When a developer fails to deliver a complete and accurate disclosure, the consequences go well beyond administrative fines. Incomplete delivery or material omissions in the disclosure can extend the rescission period indefinitely, giving you a cancellation right that persists long after the standard window has closed. In some states, a contract that omits required cancellation language in conspicuous type is voidable at the buyer’s option, and misrepresentation of fees or failure to disclose realistic fee escalation projections can constitute both a breach of contract and a separate consumer protection violation.

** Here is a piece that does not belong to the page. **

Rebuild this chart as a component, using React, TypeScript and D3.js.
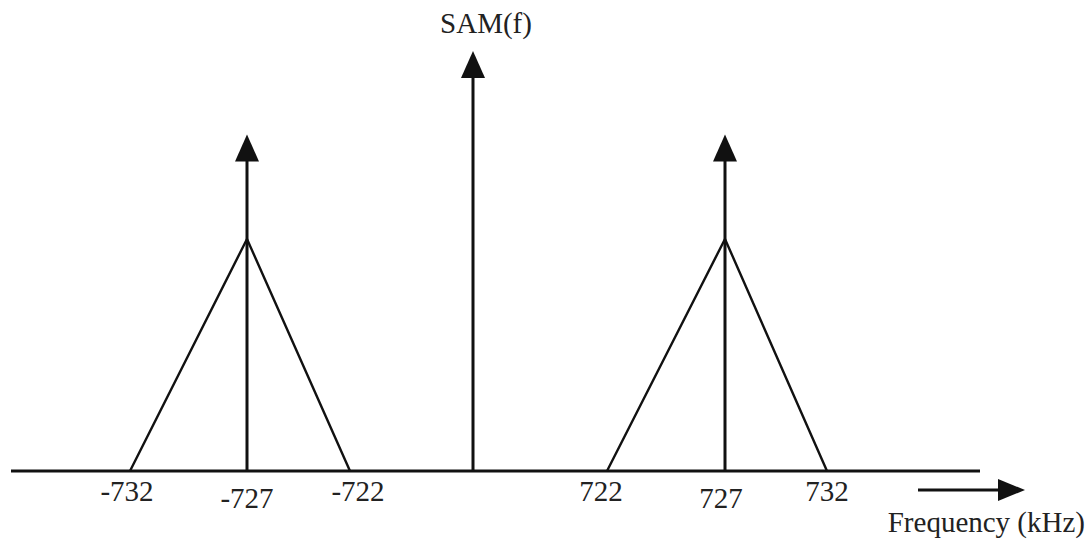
import * as d3 from "d3";
import { useEffect, useRef } from "react";

// frequencies (kHz) where the axis is anchored (the axis is broken around 0)
const axisFreqs = [-732, -727, -722, 0, 722, 727, 732];
// carriers and their sidebands
const carriers = [-727, 727];
const bandHalfWidth = 5;
const triangleHeight = 1;
const impulseHeight = 1.45;
const centerAxisHeight = 1.81;
const tickLabels = [-732, -727, -722, 722, 727, 732];
const raisedLabels = [-732, -722, 722, 732];

export default function App() {
  const ref = useRef<SVGSVGElement>(null);

  useEffect(() => {
    const svg = d3.select(ref.current);
    svg.selectAll("*").remove();

    const width = 1091;
    const height = 543;
    svg.attr("width", width).attr("height", height);

    const x = d3.scaleLinear()
      .domain(axisFreqs)
      .range([130, 247, 350, 473, 607, 725, 827]);

    const y = d3.scaleLinear()
      .domain([0, 1])
      .range([471, 239]);

    const font = "'Liberation Serif', 'Times New Roman', serif";
    const ink = "#111";

    const arrowUp = (cx: number, tipY: number) =>
      `M${cx},${tipY} L${cx - 12},${tipY + 27} L${cx + 12},${tipY + 27} Z`;

    // horizontal axis
    svg.append("line")
      .attr("x1", 11).attr("x2", 980)
      .attr("y1", y(0)).attr("y2", y(0))
      .attr("stroke", ink).attr("stroke-width", 3);

    // vertical axis
    const yTop = y(centerAxisHeight);
    svg.append("line")
      .attr("x1", x(0)).attr("x2", x(0))
      .attr("y1", y(0)).attr("y2", yTop + 20)
      .attr("stroke", ink).attr("stroke-width", 3);
    svg.append("path").attr("d", arrowUp(x(0), yTop)).attr("fill", ink);

    svg.append("text")
      .attr("x", 486).attr("y", 33)
      .attr("text-anchor", "middle")
      .style("font-family", font).style("font-size", "29px")
      .attr("fill", "#222")
      .text("SAM(f)");

    // sideband triangles
    const line = d3.line<[number, number]>()
      .x(d => x(d[0]))
      .y(d => y(d[1]));

    svg.selectAll("path.band")
      .data(carriers)
      .join("path")
      .attr("class", "band")
      .attr("d", c => line([
        [c - bandHalfWidth, 0],
        [c, triangleHeight],
        [c + bandHalfWidth, 0],
      ]))
      .attr("fill", "none")
      .attr("stroke", ink)
      .attr("stroke-width", 2.4)
      .attr("stroke-linejoin", "miter");

    // carrier impulses
    carriers.forEach(c => {
      const tip = y(impulseHeight);
      svg.append("line")
        .attr("x1", x(c)).attr("x2", x(c))
        .attr("y1", y(0)).attr("y2", tip + 20)
        .attr("stroke", ink).attr("stroke-width", 3);
      svg.append("path").attr("d", arrowUp(x(c), tip)).attr("fill", ink);
    });

    // tick labels
    svg.selectAll("text.tick")
      .data(tickLabels)
      .join("text")
      .attr("class", "tick")
      .attr("x", d => x(d) + (d === -722 ? 8 : d === 722 ? -6 : d === 727 ? -4 : d === -732 ? -3 : 0))
      .attr("y", d => (raisedLabels.includes(d) ? 501 : 508))
      .attr("text-anchor", "middle")
      .style("font-family", font).style("font-size", "29px")
      .attr("fill", "#222")
      .text(d => d);

    // frequency arrow
    svg.append("line")
      .attr("x1", 918).attr("x2", 1000)
      .attr("y1", 490).attr("y2", 490)
      .attr("stroke", ink).attr("stroke-width", 3);
    svg.append("path")
      .attr("d", "M1025,490 L998,479 L998,501 Z")
      .attr("fill", ink);

    svg.append("text")
      .attr("x", 1085).attr("y", 532)
      .attr("text-anchor", "end")
      .style("font-family", font).style("font-size", "29px")
      .attr("fill", "#222")
      .text("Frequency (kHz)");
  }, []);

  return (
    <div style={{ position: "absolute", left: 0, top: 0, background: "white" }}>
      <svg ref={ref} style={{ display: "block" }}></svg>
    </div>
  );
}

Under the federal Interstate Land Sales Full Disclosure Act, a buyer who was not given the required property report can revoke the contract up to two years after signing.3Office of the Law Revision Counsel. 15 USC 1703 – Requirements Respecting Sale or Lease of Lots Even after the statutory rescission period expires at the state level, litigation may be available to void or terminate a contract based on proof that the developer breached its statutory disclosure obligations.

Civil Remedies for Buyers

Federal law gives buyers a private right of action when a sale violates the disclosure requirements. A court can award damages, specific performance, or any other relief it considers fair. In determining the remedy, the court may consider the contract price, what you actually paid, the cost of any improvements you made, and the fair market value of the interest both at the time of purchase and at the time of the lawsuit. On top of those damages, a successful buyer can recover interest, court costs, reasonable attorney’s fees, independent appraiser’s fees, and travel costs.4Office of the Law Revision Counsel. 15 USC 1709 – Civil Liabilities

State enforcement adds another layer. State attorneys general and regulatory agencies can bring actions against developers for disclosure violations, and penalties accumulate on a per-violation or per-day basis. The FTC has also pursued enforcement actions related to deceptive timeshare practices. In April 2026, a federal court ordered the operator of a timeshare exit scheme to pay $140 million, including $95 million in consumer refunds and a $45 million civil penalty, for practices that included misrepresenting affiliations with timeshare companies and forcing consumers to sign contracts they were told they could not cancel.5Federal Trade Commission. Court Orders Operator of Timeshare Exit Scheme to Pay $140 Million

What to Look for Before You Sign

The public offering statement is dense by design. Here are the items that matter most and that buyers most often overlook:

  • Maintenance fee escalation: Look for any cap on annual increases. If there is none, assume fees will rise every year. The historical trend has been well above inflation.
  • Special assessment authority: Check whether the association or developer can levy unlimited special assessments. If so, your total annual cost is effectively uncapped.
  • Reserve fund adequacy: Compare the reserve balance and annual contributions to the age and condition of the property. Thin reserves almost guarantee a special assessment within a few years.
  • Developer’s share of unsold inventory costs: Confirm the developer is paying full assessments on unsold units, not a reduced rate that shifts expenses to existing owners.
  • Exchange program independence: Verify whether your exchange access survives if the developer drops its affiliation with the network.
  • Liens on the property: Any mortgage the developer holds on the underlying real estate is a risk to your interest. Look for a non-disturbance agreement from the lender.
  • Cancellation instructions: Note the exact rescission deadline, the address for cancellation notices, and the required delivery method. Get these details before the sales presentation ends, not after.

A public offering statement that is vague on any of these points is a red flag worth more attention, not less. Developers are legally required to provide this information. If the document you receive does not contain it, that omission may itself be a disclosure violation that preserves your right to cancel well beyond the standard rescission window.